-- BEGIN Records for processing --
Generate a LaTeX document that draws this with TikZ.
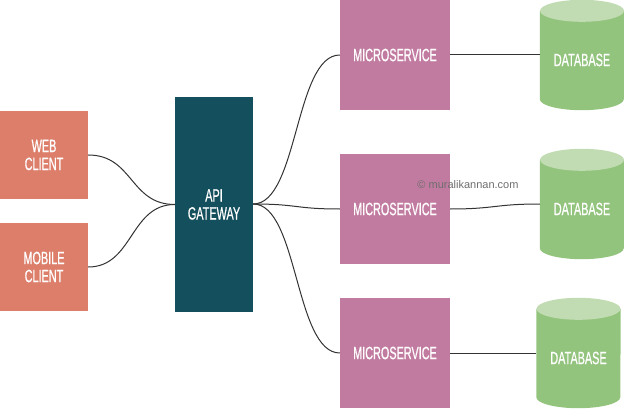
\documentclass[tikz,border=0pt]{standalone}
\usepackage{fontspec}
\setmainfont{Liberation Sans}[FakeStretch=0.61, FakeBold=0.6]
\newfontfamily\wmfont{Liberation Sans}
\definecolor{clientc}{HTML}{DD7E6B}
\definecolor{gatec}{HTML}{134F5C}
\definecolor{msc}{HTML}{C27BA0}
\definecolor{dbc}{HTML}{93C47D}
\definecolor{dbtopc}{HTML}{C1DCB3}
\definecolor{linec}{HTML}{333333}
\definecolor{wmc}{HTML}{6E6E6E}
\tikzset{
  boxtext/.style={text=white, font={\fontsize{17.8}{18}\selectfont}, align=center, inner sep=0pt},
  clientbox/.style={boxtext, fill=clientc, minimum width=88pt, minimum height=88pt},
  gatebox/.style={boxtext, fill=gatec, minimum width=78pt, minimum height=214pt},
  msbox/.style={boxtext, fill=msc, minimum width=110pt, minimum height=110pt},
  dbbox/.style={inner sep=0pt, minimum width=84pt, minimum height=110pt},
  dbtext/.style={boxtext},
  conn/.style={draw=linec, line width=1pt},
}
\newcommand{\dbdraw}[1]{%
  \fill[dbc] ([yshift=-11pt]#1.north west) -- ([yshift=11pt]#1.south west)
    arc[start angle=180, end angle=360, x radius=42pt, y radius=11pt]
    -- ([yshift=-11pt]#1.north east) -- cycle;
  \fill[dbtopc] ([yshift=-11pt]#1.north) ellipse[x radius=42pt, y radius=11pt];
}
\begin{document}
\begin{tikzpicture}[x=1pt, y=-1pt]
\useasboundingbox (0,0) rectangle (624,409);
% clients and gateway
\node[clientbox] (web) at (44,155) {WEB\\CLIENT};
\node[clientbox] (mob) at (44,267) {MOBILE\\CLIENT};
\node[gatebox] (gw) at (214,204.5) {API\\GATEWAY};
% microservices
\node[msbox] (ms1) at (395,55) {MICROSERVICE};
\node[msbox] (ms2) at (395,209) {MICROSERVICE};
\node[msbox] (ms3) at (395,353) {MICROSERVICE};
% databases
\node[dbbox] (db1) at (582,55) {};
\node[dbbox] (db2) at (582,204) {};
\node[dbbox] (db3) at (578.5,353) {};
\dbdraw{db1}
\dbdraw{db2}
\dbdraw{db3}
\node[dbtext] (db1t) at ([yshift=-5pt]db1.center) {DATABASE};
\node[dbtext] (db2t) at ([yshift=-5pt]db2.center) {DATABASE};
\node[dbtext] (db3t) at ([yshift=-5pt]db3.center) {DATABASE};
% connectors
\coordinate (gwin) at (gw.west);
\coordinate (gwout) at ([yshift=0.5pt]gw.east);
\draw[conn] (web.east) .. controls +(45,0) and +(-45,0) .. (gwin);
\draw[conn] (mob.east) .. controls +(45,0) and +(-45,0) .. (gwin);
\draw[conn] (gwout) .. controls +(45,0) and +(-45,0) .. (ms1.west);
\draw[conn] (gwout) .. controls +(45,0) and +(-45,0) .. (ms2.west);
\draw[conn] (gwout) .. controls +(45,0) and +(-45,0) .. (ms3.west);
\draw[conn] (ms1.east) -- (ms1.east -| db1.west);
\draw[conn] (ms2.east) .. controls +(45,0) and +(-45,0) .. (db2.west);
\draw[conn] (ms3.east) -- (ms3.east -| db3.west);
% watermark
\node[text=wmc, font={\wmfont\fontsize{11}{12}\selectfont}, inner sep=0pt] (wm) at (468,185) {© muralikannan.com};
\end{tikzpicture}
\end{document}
-- END Records for processing --
-- BEGIN Records for processing --
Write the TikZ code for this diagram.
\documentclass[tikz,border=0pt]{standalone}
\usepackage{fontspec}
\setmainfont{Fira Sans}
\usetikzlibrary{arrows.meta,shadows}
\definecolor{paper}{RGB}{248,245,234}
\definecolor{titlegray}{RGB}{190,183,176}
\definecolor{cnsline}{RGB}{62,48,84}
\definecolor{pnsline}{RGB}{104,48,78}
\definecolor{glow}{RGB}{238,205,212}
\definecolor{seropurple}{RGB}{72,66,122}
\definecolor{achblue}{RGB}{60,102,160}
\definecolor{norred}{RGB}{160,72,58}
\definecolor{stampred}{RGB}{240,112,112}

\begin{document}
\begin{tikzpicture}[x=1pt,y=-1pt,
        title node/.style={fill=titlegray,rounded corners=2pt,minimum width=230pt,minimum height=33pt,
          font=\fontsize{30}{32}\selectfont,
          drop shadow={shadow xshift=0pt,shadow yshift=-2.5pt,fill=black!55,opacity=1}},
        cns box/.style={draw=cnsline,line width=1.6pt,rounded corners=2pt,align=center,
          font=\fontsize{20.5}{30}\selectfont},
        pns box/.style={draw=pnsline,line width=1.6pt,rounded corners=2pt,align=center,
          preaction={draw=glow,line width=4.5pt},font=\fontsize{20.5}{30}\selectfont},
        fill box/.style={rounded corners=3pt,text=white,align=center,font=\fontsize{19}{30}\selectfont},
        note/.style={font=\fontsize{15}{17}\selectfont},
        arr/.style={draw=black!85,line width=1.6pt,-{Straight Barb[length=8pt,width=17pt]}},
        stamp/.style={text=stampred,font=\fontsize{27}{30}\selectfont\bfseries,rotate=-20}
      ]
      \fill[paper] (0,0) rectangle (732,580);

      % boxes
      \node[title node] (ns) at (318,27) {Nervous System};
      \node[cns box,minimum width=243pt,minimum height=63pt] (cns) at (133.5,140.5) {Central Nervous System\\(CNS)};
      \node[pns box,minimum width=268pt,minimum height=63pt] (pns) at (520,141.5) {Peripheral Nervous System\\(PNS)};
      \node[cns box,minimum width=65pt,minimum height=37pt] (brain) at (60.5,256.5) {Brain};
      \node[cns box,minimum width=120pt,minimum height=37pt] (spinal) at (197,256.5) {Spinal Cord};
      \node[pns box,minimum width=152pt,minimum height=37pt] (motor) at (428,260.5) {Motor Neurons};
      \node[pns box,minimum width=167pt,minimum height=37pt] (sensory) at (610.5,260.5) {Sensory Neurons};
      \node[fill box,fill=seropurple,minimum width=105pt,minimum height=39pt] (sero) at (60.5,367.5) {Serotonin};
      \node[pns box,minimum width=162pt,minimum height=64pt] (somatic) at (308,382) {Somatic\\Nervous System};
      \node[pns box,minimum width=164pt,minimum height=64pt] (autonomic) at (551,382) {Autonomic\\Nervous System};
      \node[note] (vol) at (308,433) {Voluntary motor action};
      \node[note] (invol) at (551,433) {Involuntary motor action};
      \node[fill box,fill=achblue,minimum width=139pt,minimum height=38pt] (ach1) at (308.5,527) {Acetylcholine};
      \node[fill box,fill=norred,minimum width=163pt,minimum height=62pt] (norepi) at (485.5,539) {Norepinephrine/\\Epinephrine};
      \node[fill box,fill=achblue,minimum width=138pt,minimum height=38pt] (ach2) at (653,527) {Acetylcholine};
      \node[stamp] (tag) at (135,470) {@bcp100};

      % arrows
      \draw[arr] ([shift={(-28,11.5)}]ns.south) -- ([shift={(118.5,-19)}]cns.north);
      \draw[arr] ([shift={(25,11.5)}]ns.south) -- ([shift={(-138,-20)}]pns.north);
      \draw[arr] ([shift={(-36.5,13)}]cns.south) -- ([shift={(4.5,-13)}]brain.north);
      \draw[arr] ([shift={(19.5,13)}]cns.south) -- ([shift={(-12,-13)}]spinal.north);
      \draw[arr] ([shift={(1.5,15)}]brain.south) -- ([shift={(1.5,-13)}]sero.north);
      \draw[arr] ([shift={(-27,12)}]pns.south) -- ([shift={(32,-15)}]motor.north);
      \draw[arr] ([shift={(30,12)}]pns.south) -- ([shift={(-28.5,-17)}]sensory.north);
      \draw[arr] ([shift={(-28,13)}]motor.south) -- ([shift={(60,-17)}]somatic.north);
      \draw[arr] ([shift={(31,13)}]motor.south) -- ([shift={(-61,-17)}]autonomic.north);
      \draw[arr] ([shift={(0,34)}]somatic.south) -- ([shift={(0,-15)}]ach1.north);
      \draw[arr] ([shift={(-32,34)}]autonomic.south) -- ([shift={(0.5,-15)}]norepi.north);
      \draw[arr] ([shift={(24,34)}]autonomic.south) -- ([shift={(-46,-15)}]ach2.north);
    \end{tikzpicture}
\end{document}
-- END Records for processing --
-- BEGIN Records for processing --
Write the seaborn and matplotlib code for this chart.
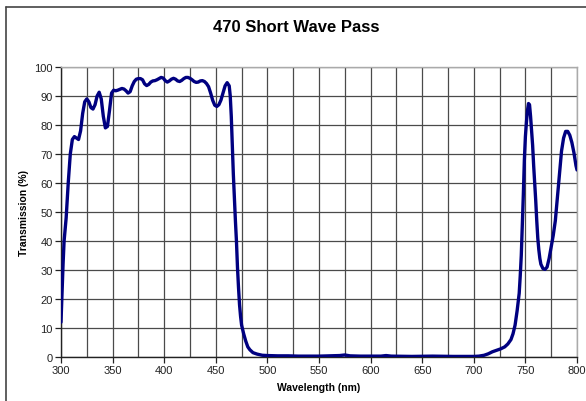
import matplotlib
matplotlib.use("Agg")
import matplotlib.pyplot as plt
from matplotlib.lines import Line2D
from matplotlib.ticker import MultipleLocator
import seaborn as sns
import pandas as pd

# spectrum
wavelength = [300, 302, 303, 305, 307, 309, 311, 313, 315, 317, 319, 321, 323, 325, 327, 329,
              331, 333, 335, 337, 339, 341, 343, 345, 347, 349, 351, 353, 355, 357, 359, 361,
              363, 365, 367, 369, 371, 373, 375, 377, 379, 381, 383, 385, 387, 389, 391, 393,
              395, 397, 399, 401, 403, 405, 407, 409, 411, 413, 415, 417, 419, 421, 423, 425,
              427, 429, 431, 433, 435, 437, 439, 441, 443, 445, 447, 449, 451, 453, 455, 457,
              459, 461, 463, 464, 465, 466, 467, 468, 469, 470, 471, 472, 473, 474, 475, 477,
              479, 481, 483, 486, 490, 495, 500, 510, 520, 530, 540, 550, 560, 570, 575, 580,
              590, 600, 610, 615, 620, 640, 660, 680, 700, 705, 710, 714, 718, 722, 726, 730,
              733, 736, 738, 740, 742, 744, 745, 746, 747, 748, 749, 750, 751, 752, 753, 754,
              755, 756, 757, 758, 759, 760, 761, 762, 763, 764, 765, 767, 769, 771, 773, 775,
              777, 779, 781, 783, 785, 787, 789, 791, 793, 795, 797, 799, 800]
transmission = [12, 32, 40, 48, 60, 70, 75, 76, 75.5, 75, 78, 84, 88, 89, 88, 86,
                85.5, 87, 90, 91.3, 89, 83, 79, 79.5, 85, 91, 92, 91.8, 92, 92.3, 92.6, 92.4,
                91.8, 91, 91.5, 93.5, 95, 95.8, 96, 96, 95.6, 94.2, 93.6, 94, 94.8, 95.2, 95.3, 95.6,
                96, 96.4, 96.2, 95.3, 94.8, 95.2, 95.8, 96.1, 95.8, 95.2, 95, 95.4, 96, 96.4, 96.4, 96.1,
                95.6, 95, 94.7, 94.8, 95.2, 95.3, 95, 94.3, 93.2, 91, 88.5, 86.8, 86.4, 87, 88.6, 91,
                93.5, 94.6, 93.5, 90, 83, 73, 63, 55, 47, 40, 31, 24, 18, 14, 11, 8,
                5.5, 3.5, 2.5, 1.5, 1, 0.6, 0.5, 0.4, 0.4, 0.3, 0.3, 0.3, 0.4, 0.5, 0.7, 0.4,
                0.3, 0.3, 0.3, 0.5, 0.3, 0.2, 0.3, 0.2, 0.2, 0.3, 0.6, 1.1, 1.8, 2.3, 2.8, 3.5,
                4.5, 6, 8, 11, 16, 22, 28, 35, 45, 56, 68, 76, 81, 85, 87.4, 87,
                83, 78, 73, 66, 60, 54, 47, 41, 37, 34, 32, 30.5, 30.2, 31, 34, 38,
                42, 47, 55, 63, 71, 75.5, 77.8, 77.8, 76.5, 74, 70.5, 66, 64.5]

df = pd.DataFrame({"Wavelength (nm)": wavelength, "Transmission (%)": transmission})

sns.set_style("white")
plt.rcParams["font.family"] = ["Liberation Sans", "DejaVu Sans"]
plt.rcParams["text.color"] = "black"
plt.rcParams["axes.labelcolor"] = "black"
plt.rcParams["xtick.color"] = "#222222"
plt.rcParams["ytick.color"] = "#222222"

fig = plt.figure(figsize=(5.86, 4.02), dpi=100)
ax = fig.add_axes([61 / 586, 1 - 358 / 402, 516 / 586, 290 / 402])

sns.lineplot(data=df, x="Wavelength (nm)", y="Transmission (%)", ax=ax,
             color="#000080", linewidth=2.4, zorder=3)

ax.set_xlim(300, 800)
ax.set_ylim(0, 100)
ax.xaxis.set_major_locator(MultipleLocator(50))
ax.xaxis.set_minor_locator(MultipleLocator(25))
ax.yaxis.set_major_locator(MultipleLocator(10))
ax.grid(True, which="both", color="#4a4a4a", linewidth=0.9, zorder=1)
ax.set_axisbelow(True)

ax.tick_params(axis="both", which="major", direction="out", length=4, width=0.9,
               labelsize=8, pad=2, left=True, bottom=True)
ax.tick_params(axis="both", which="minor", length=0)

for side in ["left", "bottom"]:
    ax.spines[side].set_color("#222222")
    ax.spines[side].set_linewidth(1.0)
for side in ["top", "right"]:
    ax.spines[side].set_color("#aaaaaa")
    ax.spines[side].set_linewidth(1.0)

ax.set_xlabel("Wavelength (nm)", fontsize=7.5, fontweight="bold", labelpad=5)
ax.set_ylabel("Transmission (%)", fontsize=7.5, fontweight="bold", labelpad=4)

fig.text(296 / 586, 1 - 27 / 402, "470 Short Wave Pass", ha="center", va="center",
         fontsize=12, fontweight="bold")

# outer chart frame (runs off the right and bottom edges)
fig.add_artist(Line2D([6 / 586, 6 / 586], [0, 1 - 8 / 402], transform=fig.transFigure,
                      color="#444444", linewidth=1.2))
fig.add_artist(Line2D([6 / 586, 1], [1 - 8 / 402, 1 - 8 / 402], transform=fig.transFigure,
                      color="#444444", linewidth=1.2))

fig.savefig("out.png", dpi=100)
-- END Records for processing --
• Exercise instructions: Extract, from the listing above, every line where the string "Write" occurs.

• Answer below:
Write the TikZ code for this diagram.
Write the seaborn and matplotlib code for this chart.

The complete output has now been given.